Keep a detailed ledger of every dollar that comes in and goes out. This accounting forms the basis of your informal or formal accounting to the court and beneficiaries when you close the estate. Record the sale price, all closing costs, the realty transfer fee, the GIT/REP payment, real estate commissions, any lien payoffs, and every distribution. Sloppy records don’t just create legal risk; they also delay distributions to the people who are waiting for their inheritance.

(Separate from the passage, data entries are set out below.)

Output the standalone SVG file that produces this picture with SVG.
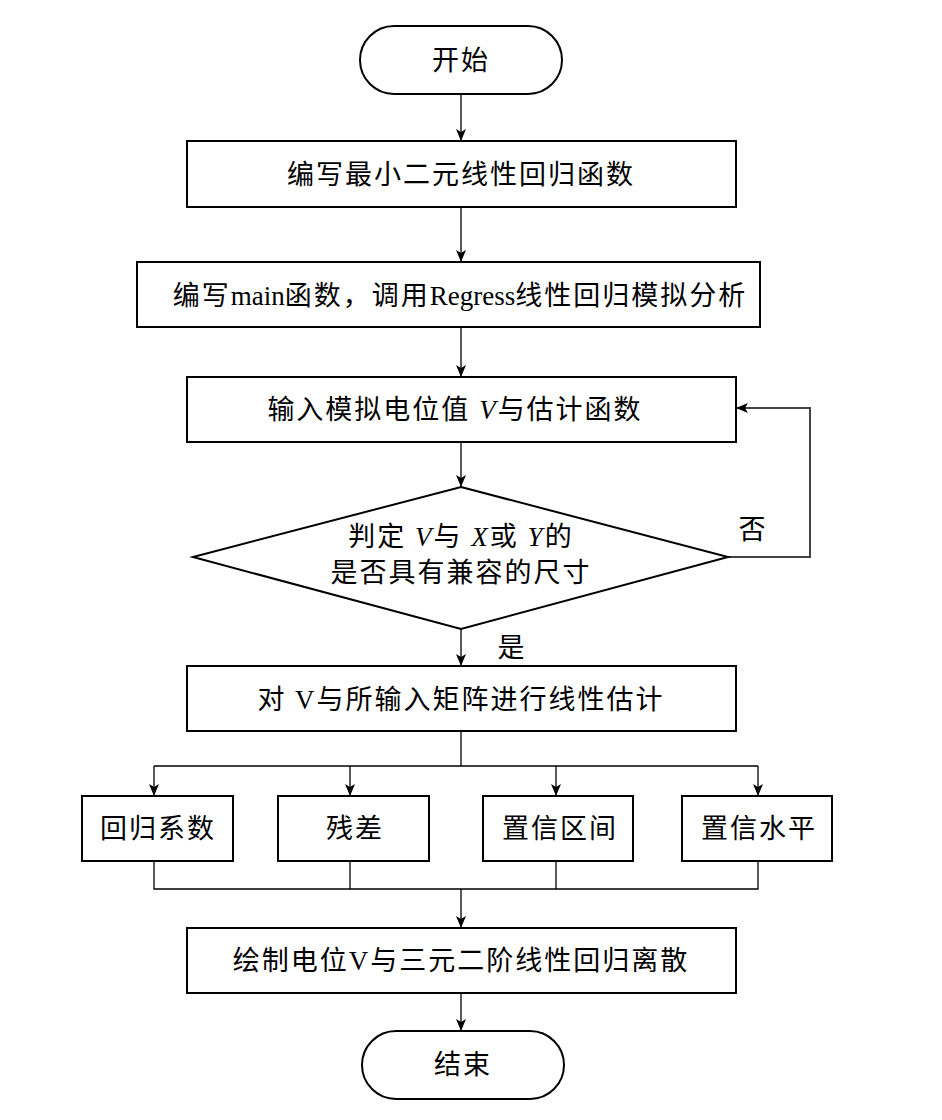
<svg xmlns="http://www.w3.org/2000/svg" width="942" height="1120" viewBox="0 0 942 1120">
<style>
.n{fill:#fff;stroke:#000;stroke-width:2}
.c{fill:none;stroke:#000;stroke-width:1.3}
.t{font-family:"Liberation Serif","Noto Sans CJK SC",serif;font-size:27px;fill:#000;text-anchor:middle;dominant-baseline:central;letter-spacing:2px}
.i{font-style:italic}
.l{letter-spacing:0}
</style>
<defs>
<marker id="a" markerWidth="12" markerHeight="10" refX="11" refY="5" orient="auto" markerUnits="userSpaceOnUse">
<path d="M0,0 L12,5 L0,10 L3,5 z" fill="#000"/>
</marker>
</defs>
<rect width="942" height="1120" fill="#fff"/>
<g id="connectors">
<line class="c" x1="461" y1="94" x2="461" y2="140" marker-end="url(#a)"/>
<line class="c" x1="461" y1="207" x2="461" y2="261" marker-end="url(#a)"/>
<line class="c" x1="461" y1="327" x2="461" y2="376" marker-end="url(#a)"/>
<line class="c" x1="461" y1="442" x2="461" y2="486" marker-end="url(#a)"/>
<line class="c" x1="461" y1="629" x2="461" y2="665" marker-end="url(#a)"/>
<polyline class="c" points="728,557 810,557 810,408 737,408" style="stroke:#444;stroke-width:2" marker-end="url(#a)"/>
<line class="c" x1="461" y1="731" x2="461" y2="766"/>
<line class="c" x1="154" y1="766" x2="758" y2="766"/>
<line class="c" x1="154" y1="766" x2="154" y2="795" marker-end="url(#a)"/>
<line class="c" x1="350" y1="766" x2="350" y2="795" marker-end="url(#a)"/>
<line class="c" x1="556" y1="766" x2="556" y2="795" marker-end="url(#a)"/>
<line class="c" x1="758" y1="766" x2="758" y2="795" marker-end="url(#a)"/>
<polyline class="c" points="154,861 154,889 758,889 758,861"/>
<line class="c" x1="350" y1="861" x2="350" y2="889"/>
<line class="c" x1="556" y1="861" x2="556" y2="889"/>
<line class="c" x1="461" y1="889" x2="461" y2="927" marker-end="url(#a)"/>
<line class="c" x1="461" y1="993" x2="461" y2="1030" marker-end="url(#a)"/>
<text class="t" x="753" y="530">否</text>
<text class="t" x="512" y="648">是</text>
</g>
<g id="start">
<rect class="n" x="360" y="26" width="202" height="68" rx="34"/>
<text class="t" x="461" y="61">开始</text>
</g>
<g id="step1">
<rect class="n" x="187" y="141" width="549" height="66"/>
<text class="t" x="461" y="175">编写最小二元线性回归函数</text>
</g>
<g id="step2">
<rect class="n" x="137" y="262" width="623" height="65"/>
<text class="t" x="460" y="296">编写<tspan class="l">main</tspan>函数，调用<tspan class="l">Regress</tspan>线性回归模拟分析</text>
</g>
<g id="step3">
<rect class="n" x="187" y="377" width="549" height="65"/>
<text class="t" x="455" y="410">输入模拟电位值 <tspan class="i">V</tspan>与估计函数</text>
</g>
<g id="decision">
<polygon class="n" points="461,487 728,557 461,629 193,557"/>
<text class="t" x="461" y="537">判定 <tspan class="i">V</tspan>与 <tspan class="i">X</tspan>或 <tspan class="i">Y</tspan>的</text>
<text class="t" x="461" y="573">是否具有兼容的尺寸</text>
</g>
<g id="step4">
<rect class="n" x="187" y="666" width="549" height="65"/>
<text class="t" x="461" y="700">对 V与所输入矩阵进行线性估计</text>
</g>
<g id="coef">
<rect class="n" x="82" y="796" width="151" height="65"/>
<text class="t" x="158" y="829">回归系数</text>
</g>
<g id="resid">
<rect class="n" x="278" y="796" width="151" height="65"/>
<text class="t" x="355" y="829">残差</text>
</g>
<g id="ci">
<rect class="n" x="483" y="796" width="150" height="65"/>
<text class="t" x="560" y="829">置信区间</text>
</g>
<g id="cl">
<rect class="n" x="682" y="796" width="150" height="65"/>
<text class="t" x="759" y="829">置信水平</text>
</g>
<g id="step5">
<rect class="n" x="187" y="928" width="549" height="65"/>
<text class="t" x="461" y="961">绘制电位V与三元二阶线性回归离散</text>
</g>
<g id="end">
<rect class="n" x="362" y="1031" width="202" height="68" rx="34"/>
<text class="t" x="463" y="1065">结束</text>
</g>
</svg>
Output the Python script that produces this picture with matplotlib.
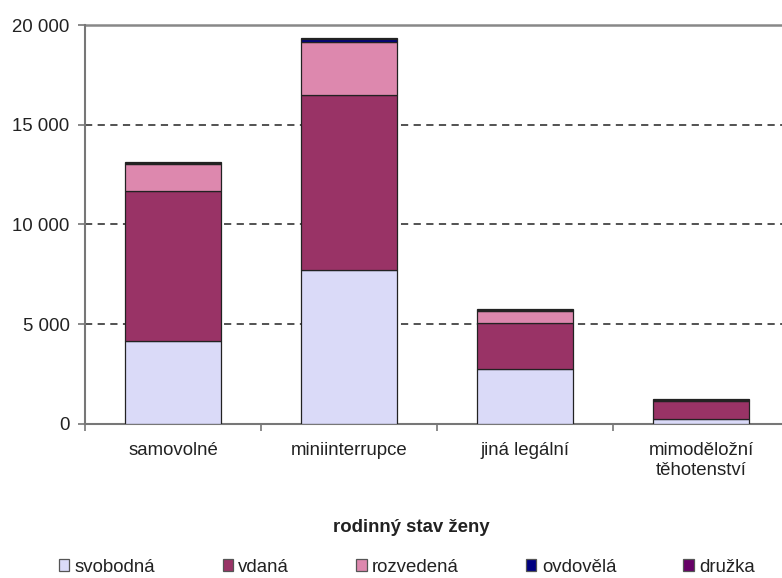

Once all debts, taxes, and expenses are paid and the creditor claims window has closed, you can distribute the remaining proceeds to the beneficiaries according to the will. Get a signed receipt and release from each beneficiary before handing over a check. These releases protect you from future claims that you mishandled the estate.

Executor Compensation

New Jersey law entitles executors to a commission based on the total value of estate assets that pass through their hands. The statutory schedule works on a tiered basis:

  • First $200,000: 5%
  • $200,001 to $1,000,000: 3.5%
  • Over $1,000,000: 2%

If there are multiple executors, each additional executor receives 1% of all assets, though no single executor can receive more than the full single-executor commission.19Justia Law. New Jersey Code 3B-18-14 – Corpus Commissions These commissions are calculated on the total estate corpus, not just the house proceeds. They’re paid as an administration expense and are taxable income to the executor. Many family executors waive the commission, but if you’re putting in serious work on a complicated estate, the law says you’re entitled to be paid for it.